Integrating the Calculator into Financial Planning
Beyond tax filing, the calculator aids in budgeting, refinancing decisions, and evaluating relocation options. For example, if you’re considering moving from a high-tax state to one with lower property levies, plug in the new property tax estimate to see how the SALT cap might affect total deductions. Similarly, when shopping for homes, entering hypothetical mortgage interest helps you gauge how much of your payment effectively returns as tax savings.

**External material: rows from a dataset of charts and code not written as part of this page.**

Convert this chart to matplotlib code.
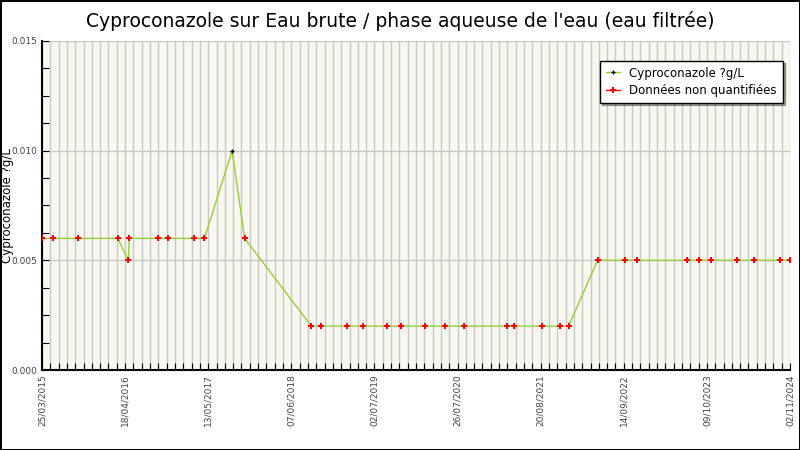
import numpy as np
import pandas as pd
import matplotlib
matplotlib.use('Agg')
import matplotlib.pyplot as plt
import matplotlib.dates as mdates
from matplotlib.lines import Line2D
from matplotlib.ticker import FixedLocator, MultipleLocator

#---------------------------------------------------DATA---------------------------------------------------------
dates = ['2015-03-25', '2015-05-17', '2015-09-09', '2016-03-14', '2016-05-03', '2016-05-08',
         '2016-09-21', '2016-11-07', '2017-03-09', '2017-04-25', '2017-09-02', '2017-10-31',
         '2018-09-09', '2018-10-26', '2019-02-25', '2019-05-11', '2019-08-31', '2019-11-05',
         '2020-02-22', '2020-05-26', '2020-08-23', '2021-03-13', '2021-04-19', '2021-08-24',
         '2021-11-17', '2021-12-29', '2022-05-14', '2022-09-22', '2022-11-13', '2023-07-06',
         '2023-08-31', '2023-10-26', '2024-02-25', '2024-05-15', '2024-09-14', '2024-10-31']
values = [0.006, 0.006, 0.006, 0.006, 0.005, 0.006,
          0.006, 0.006, 0.006, 0.006, 0.010, 0.006,
          0.002, 0.002, 0.002, 0.002, 0.002, 0.002,
          0.002, 0.002, 0.002, 0.002, 0.002, 0.002,
          0.002, 0.002, 0.005, 0.005, 0.005, 0.005,
          0.005, 0.005, 0.005, 0.005, 0.005, 0.005]
# True = quantified value, False = below quantification limit
quantified = [False] * 10 + [True] + [False] * 25

start_date = '2015-03-25'
tick_step_days = 390
n_ticks = 10

title = "Cyproconazole sur Eau brute / phase aqueuse de l'eau (eau filtrée)"
ylabel = 'Cyproconazole ?g/L'
legend_labels = ['Cyproconazole ?g/L', 'Données non quantifiées']

#---------------------------------------------------PLOT---------------------------------------------------------
x = mdates.date2num(pd.to_datetime(dates))
y = np.array(values)
q = np.array(quantified)
x0 = mdates.date2num(pd.Timestamp(start_date))
major = x0 + tick_step_days * np.arange(n_ticks)
minor = x0 + tick_step_days / 10 * np.arange((n_ticks - 1) * 10 + 1)

fig = plt.figure(figsize=(8, 4.5), dpi=100, facecolor='white', edgecolor='black', linewidth=2)
ax = fig.add_axes([42 / 800, 80 / 450, 748 / 800, 329 / 450])
ax.set_facecolor('#f8f8f0')

for m in minor:
    ax.axvline(m, color='#c8c8c8', linewidth=1, zorder=0)
for h in [0.005, 0.010, 0.015]:
    ax.axhline(h, color='#c8c8c8', linewidth=1, zorder=0)

ax.plot(x, y, color='yellowgreen', linewidth=1, zorder=2)
ax.plot(x[~q], y[~q], linestyle='none', marker='P', markersize=4.8,
        color='red', markeredgewidth=0, zorder=3)
ax.plot(x[q], y[q], linestyle='none', marker='+', markersize=3,
        color='black', markeredgewidth=1, zorder=3)

ax.set_xlim(major[0], major[-1])
ax.set_ylim(0, 0.015)
ax.xaxis.set_major_locator(FixedLocator(major))
ax.xaxis.set_minor_locator(FixedLocator(minor))
ax.xaxis.set_major_formatter(mdates.DateFormatter('%d/%m/%Y'))
ax.yaxis.set_major_locator(MultipleLocator(0.005))
ax.yaxis.set_minor_locator(MultipleLocator(0.00125))
ax.yaxis.set_major_formatter(matplotlib.ticker.FormatStrFormatter('%.3f'))

ax.tick_params(axis='both', which='both', direction='in', length=5, width=0.8, color='black',
               labelsize=6.5, labelcolor='#444444')
ax.tick_params(axis='x', which='major', rotation=90, pad=3)
ax.tick_params(top=False, right=False, which='both')
for s in ['top', 'right']:
    ax.spines[s].set_visible(False)
for s in ['left', 'bottom']:
    ax.spines[s].set_linewidth(1.5)

ax.set_ylabel(ylabel, fontsize=8.5)
ax.yaxis.set_label_coords(-0.038, 0.5)

fig.suptitle(title, fontsize=13.5, y=0.975,
             family=['Liberation Sans Narrow', 'DejaVu Sans Condensed', 'DejaVu Sans'])

handles = [Line2D([0], [0], color='yellowgreen', linewidth=1, marker='+', markersize=3,
                  markeredgecolor='black', markerfacecolor='black'),
           Line2D([0], [0], color='red', linewidth=1, marker='P', markersize=4.8,
                  markeredgewidth=0, markerfacecolor='red')]
leg = ax.legend(handles, legend_labels, loc='upper right', bbox_to_anchor=(0.998, 0.958),
                fontsize=8.5, frameon=True, fancybox=False, shadow=True, handlelength=1.2,
                borderpad=0.5, labelspacing=0.35)
leg.get_frame().set_edgecolor('black')
leg.get_frame().set_linewidth(1)

fig.savefig('out.png', dpi=100)
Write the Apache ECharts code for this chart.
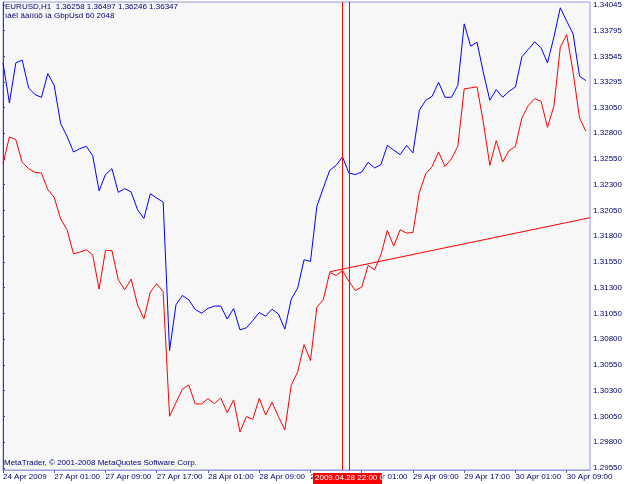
<!DOCTYPE html>
<html>
<head>
<meta charset="utf-8">
<script src="https://cdn.jsdelivr.net/npm/echarts@6/dist/echarts.min.js"></script>
<style>
  html, body { margin: 0; padding: 0; background: #fff; }
  #main { width: 625px; height: 484px; }
</style>
</head>
<body>
<div id="main"></div>
<script>
// EURUSD H1 closes, one per hour from 24 Apr 17:00 to 30 Apr 12:00
var eurusd = [
  1.33483, 1.33095, 1.33483, 1.33509, 1.33240, 1.33175, 1.33149, 1.33379, 1.33263, 1.32893,
  1.32770, 1.32618, 1.32650, 1.32673, 1.32582, 1.32242, 1.32398, 1.32456, 1.32226, 1.32262,
  1.32230, 1.32058, 1.31973, 1.32213, 1.32171, 1.32132, 1.30690, 1.31134, 1.31225, 1.31183,
  1.31090, 1.31053, 1.31100, 1.31122, 1.31122, 1.30996, 1.31098, 1.30891, 1.30911, 1.30982,
  1.31059, 1.31024, 1.31092, 1.31045, 1.30898, 1.31190, 1.31297, 1.31572, 1.31555, 1.32090,
  1.32268, 1.32440, 1.32488, 1.32570, 1.32414, 1.32398, 1.32424, 1.32517, 1.32463, 1.32495,
  1.32682, 1.32636, 1.32592, 1.32682, 1.32609, 1.33023, 1.33120, 1.33159, 1.33295, 1.33149,
  1.33149, 1.33263, 1.33862, 1.33645, 1.33684, 1.33386, 1.33120, 1.33224, 1.33149, 1.33207,
  1.33250, 1.33542, 1.33613, 1.33687, 1.33629, 1.33483, 1.33732, 1.34018, 1.33888, 1.33765,
  1.33353, 1.33311
];
// GbpUsd overlay, scaled onto the same price axis
var gbpusd = [
  1.32502, 1.32764, 1.32738, 1.32517, 1.32456, 1.32420, 1.32414, 1.32252, 1.32177, 1.31967,
  1.31863, 1.31630, 1.31646, 1.31669, 1.31620, 1.31287, 1.31662, 1.31662, 1.31377, 1.31280,
  1.31384, 1.31134, 1.30998, 1.31258, 1.31338, 1.31263, 1.30052, 1.30184, 1.30316, 1.30357,
  1.30172, 1.30172, 1.30224, 1.30175, 1.30230, 1.30087, 1.30211, 1.29900, 1.30049, 1.30023,
  1.30227, 1.30065, 1.30187, 1.30049, 1.29919, 1.30354, 1.30483, 1.30748, 1.30593, 1.31112,
  1.31183, 1.31448, 1.31419, 1.31468, 1.31361, 1.31273, 1.31306, 1.31516, 1.31474, 1.31620,
  1.31856, 1.31705, 1.31863, 1.31831, 1.31837, 1.32226, 1.32407, 1.32478, 1.32618, 1.32478,
  1.32550, 1.32673, 1.33231, 1.33240, 1.33250, 1.32900, 1.32488, 1.32728, 1.32521, 1.32631,
  1.32673, 1.32949, 1.33068, 1.33136, 1.33110, 1.32857, 1.33062, 1.33635, 1.33758, 1.33392,
  1.32949, 1.32819
];
var timeLabels = ['24 Apr 2009', '27 Apr 01:00', '27 Apr 09:00', '27 Apr 17:00', '28 Apr 01:00',
  '28 Apr 09:00', '28 Apr 17:00', '29 Apr 01:00', '29 Apr 09:00', '29 Apr 17:00',
  '30 Apr 01:00', '30 Apr 09:00'];
var priceLabels = ['1.34045', '1.33795', '1.33545', '1.33295', '1.33050', '1.32800', '1.32550',
  '1.32300', '1.32050', '1.31800', '1.31550', '1.31300', '1.31050', '1.30800', '1.30550',
  '1.30300', '1.30050', '1.29800', '1.29550'];
var vLines = [53, 54];               // bar index of the two vertical lines
var trendStart = [51, 1.31455];      // trend line anchor
var trendEnd = [91.65, 1.31980];     // where it meets the right edge

var myChart = echarts.init(document.getElementById('main'));

function toPairs(arr) {
  var out = [];
  for (var i = 0; i < arr.length; i++) out.push([i, arr[i]]);
  return out;
}
var priceTicks = priceLabels.map(function (s) { return parseFloat(s); });
var fontFam = 'Liberation Sans';

var option = {
  animation: false,
  backgroundColor: '#ffffff',
  grid: {
    left: 2, top: 2, right: 30, bottom: 14,
    show: true,
    backgroundColor: '#f7f7f7',
    borderColor: '#9a9ae0',
    borderWidth: 1
  },
  xAxis: {
    type: 'value',
    min: 0,
    max: 91.65,
    interval: 8,
    splitLine: { show: false },
    axisLine: { show: true, lineStyle: { color: '#9a9ae0', width: 1 } },
    axisTick: { show: true, inside: false, length: 3, lineStyle: { color: '#6060c0' } },
    axisLabel: {
      color: '#000070',
      fontFamily: fontFam,
      fontSize: 8,
      align: 'left',
      margin: 3,
      showMaxLabel: false,
      formatter: function (v) {
        var k = Math.round(v / 8);
        return timeLabels[k] || '';
      }
    }
  },
  yAxis: {
    type: 'value',
    position: 'right',
    min: 1.295306,
    max: 1.340741,
    scale: true,
    splitLine: { show: false },
    axisLine: { show: true, lineStyle: { color: '#3a3ac8', width: 1 } },
    axisTick: { show: true, inside: false, length: 2, customValues: priceTicks,
      lineStyle: { color: '#3a3ac8' } },
    axisLabel: {
      customValues: priceTicks,
      color: '#000070',
      fontFamily: fontFam,
      fontSize: 8,
      margin: 3,
      formatter: function (v) { return v.toFixed(5); }
    }
  },
  series: [
    {
      name: 'EURUSD',
      type: 'line',
      data: toPairs(eurusd),
      showSymbol: false,
      lineStyle: { color: '#0000ff', width: 1 },
      itemStyle: { color: '#0000ff' }
    },
    {
      name: 'GbpUsd',
      type: 'line',
      data: toPairs(gbpusd),
      showSymbol: false,
      lineStyle: { color: '#ff0000', width: 1 },
      itemStyle: { color: '#ff0000' },
      markLine: {
        silent: true,
        symbol: ['none', 'none'],
        label: { show: false },
        lineStyle: { color: '#ff0000', width: 1, type: 'solid' },
        data: [
          { xAxis: vLines[0] },
          { xAxis: vLines[1] },
          [{ coord: trendStart }, { coord: trendEnd }]
        ]
      }
    }
  ],
  graphic: [
    { type: 'text', left: 5, top: 3, z: 100,
      style: { text: 'EURUSD,H1  1.36258 1.36497 1.36246 1.36347', fill: '#000070',
        font: '8px ' + fontFam } },
    { type: 'text', left: 5, top: 12, z: 100,
      style: { text: 'ìàëî äàííûõ íà GbpUsd 60 2048', fill: '#000070',
        font: '8px ' + fontFam } },
    { type: 'text', left: 4, top: 459, z: 100,
      style: { text: 'MetaTrader, © 2001-2008 MetaQuotes Software Corp.', fill: '#000070',
        font: '8px ' + fontFam } },
    { type: 'rect', left: 313, top: 473, z: 200,
      shape: { width: 69, height: 11 }, style: { fill: '#ff0000' } },
    { type: 'text', left: 315, top: 474, z: 201,
      style: { text: '2009.04.28 22:00 0', fill: '#ffffff', font: '8px ' + fontFam } }
  ]
};
myChart.setOption(option);
</script>
</body>
</html>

Financial planners often combine this calculator with amortization schedules and cash flow projections. By layering in assumptions about income growth, rate changes, and inflation, they create multi-year tax scenarios. Although our tool focuses on 2018 rules, the logic extends to other years by swapping in the appropriate standard deduction, SALT limits, and tax brackets.
Final Thoughts
Owning a home in 2018 presented both opportunities and challenges. The TCJA simplified taxes for many yet curtailed the benefits long enjoyed by homeowners in high-cost areas. A precise calculator has become indispensable for understanding whether itemizing still pays off. By capturing your mortgage interest, property taxes, and related expenses, the tool demonstrates how much extra cash you retained by owning rather than renting—or whether the standard deduction already provided the maximum benefit. Pair the calculator with official IRS resources and professional advice to ensure compliance and optimal financial decisions.